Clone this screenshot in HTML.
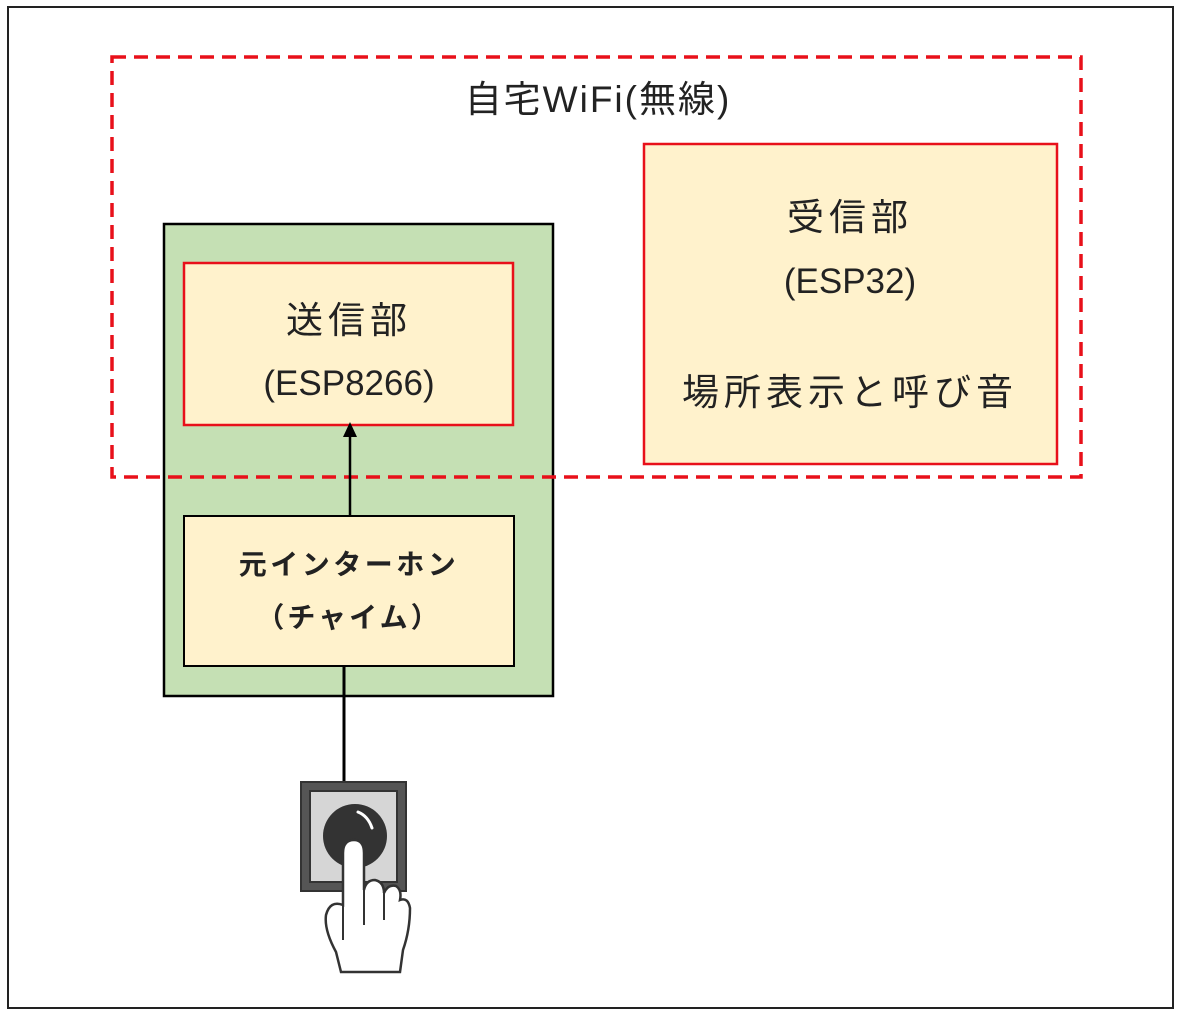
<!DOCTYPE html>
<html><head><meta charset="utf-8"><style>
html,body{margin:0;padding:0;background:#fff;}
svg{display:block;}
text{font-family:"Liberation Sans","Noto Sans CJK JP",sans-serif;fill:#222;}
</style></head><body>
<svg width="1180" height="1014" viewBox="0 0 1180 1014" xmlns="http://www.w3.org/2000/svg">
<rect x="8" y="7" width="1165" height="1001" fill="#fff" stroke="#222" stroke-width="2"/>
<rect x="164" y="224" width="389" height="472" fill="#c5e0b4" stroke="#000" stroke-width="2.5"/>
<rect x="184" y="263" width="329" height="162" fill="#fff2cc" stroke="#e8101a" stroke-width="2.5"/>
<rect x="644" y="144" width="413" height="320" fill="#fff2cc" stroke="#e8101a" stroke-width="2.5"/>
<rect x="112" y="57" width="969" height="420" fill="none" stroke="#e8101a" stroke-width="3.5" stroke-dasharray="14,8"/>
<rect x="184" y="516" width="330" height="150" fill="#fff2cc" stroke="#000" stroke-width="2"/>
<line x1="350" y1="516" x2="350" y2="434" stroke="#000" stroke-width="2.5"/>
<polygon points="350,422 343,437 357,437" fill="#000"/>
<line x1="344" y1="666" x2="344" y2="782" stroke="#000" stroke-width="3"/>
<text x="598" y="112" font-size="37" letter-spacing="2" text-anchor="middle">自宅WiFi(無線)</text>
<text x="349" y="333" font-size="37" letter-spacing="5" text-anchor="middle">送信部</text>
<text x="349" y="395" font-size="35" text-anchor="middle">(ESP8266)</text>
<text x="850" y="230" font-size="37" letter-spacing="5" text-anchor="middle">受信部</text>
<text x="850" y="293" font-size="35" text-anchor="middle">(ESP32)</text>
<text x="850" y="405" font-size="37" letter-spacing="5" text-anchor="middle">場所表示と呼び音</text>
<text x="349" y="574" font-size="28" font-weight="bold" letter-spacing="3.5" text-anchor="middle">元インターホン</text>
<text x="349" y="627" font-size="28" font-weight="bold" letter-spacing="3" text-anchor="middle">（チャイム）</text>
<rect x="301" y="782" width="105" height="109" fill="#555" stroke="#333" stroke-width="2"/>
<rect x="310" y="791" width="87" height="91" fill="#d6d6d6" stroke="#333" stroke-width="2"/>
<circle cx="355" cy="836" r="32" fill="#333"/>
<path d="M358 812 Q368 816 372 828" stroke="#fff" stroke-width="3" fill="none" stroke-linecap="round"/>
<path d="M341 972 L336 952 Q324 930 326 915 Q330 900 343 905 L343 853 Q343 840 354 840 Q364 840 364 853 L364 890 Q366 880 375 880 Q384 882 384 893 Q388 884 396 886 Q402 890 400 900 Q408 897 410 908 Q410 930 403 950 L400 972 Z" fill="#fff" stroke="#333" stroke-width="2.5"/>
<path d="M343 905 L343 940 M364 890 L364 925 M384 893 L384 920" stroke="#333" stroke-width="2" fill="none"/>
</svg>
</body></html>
- - -
> [TASK STATEMENT]
Print the whole listing above once more, word for word, without its pictures.

> [RESPONSE TO THIS EXERCISE]
Clone this screenshot in HTML.
<!DOCTYPE html>
<html><head><meta charset="utf-8"><style>
html,body{margin:0;padding:0;background:#fff;}
svg{display:block;}
text{font-family:"Liberation Sans","Noto Sans CJK JP",sans-serif;fill:#222;}
</style></head><body>
<svg width="1180" height="1014" viewBox="0 0 1180 1014" xmlns="http://www.w3.org/2000/svg">
<rect x="8" y="7" width="1165" height="1001" fill="#fff" stroke="#222" stroke-width="2"/>
<rect x="164" y="224" width="389" height="472" fill="#c5e0b4" stroke="#000" stroke-width="2.5"/>
<rect x="184" y="263" width="329" height="162" fill="#fff2cc" stroke="#e8101a" stroke-width="2.5"/>
<rect x="644" y="144" width="413" height="320" fill="#fff2cc" stroke="#e8101a" stroke-width="2.5"/>
<rect x="112" y="57" width="969" height="420" fill="none" stroke="#e8101a" stroke-width="3.5" stroke-dasharray="14,8"/>
<rect x="184" y="516" width="330" height="150" fill="#fff2cc" stroke="#000" stroke-width="2"/>
<line x1="350" y1="516" x2="350" y2="434" stroke="#000" stroke-width="2.5"/>
<polygon points="350,422 343,437 357,437" fill="#000"/>
<line x1="344" y1="666" x2="344" y2="782" stroke="#000" stroke-width="3"/>
<text x="598" y="112" font-size="37" letter-spacing="2" text-anchor="middle">自宅WiFi(無線)</text>
<text x="349" y="333" font-size="37" letter-spacing="5" text-anchor="middle">送信部</text>
<text x="349" y="395" font-size="35" text-anchor="middle">(ESP8266)</text>
<text x="850" y="230" font-size="37" letter-spacing="5" text-anchor="middle">受信部</text>
<text x="850" y="293" font-size="35" text-anchor="middle">(ESP32)</text>
<text x="850" y="405" font-size="37" letter-spacing="5" text-anchor="middle">場所表示と呼び音</text>
<text x="349" y="574" font-size="28" font-weight="bold" letter-spacing="3.5" text-anchor="middle">元インターホン</text>
<text x="349" y="627" font-size="28" font-weight="bold" letter-spacing="3" text-anchor="middle">（チャイム）</text>
<rect x="301" y="782" width="105" height="109" fill="#555" stroke="#333" stroke-width="2"/>
<rect x="310" y="791" width="87" height="91" fill="#d6d6d6" stroke="#333" stroke-width="2"/>
<circle cx="355" cy="836" r="32" fill="#333"/>
<path d="M358 812 Q368 816 372 828" stroke="#fff" stroke-width="3" fill="none" stroke-linecap="round"/>
<path d="M341 972 L336 952 Q324 930 326 915 Q330 900 343 905 L343 853 Q343 840 354 840 Q364 840 364 853 L364 890 Q366 880 375 880 Q384 882 384 893 Q388 884 396 886 Q402 890 400 900 Q408 897 410 908 Q410 930 403 950 L400 972 Z" fill="#fff" stroke="#333" stroke-width="2.5"/>
<path d="M343 905 L343 940 M364 890 L364 925 M384 893 L384 920" stroke="#333" stroke-width="2" fill="none"/>
</svg>
</body></html>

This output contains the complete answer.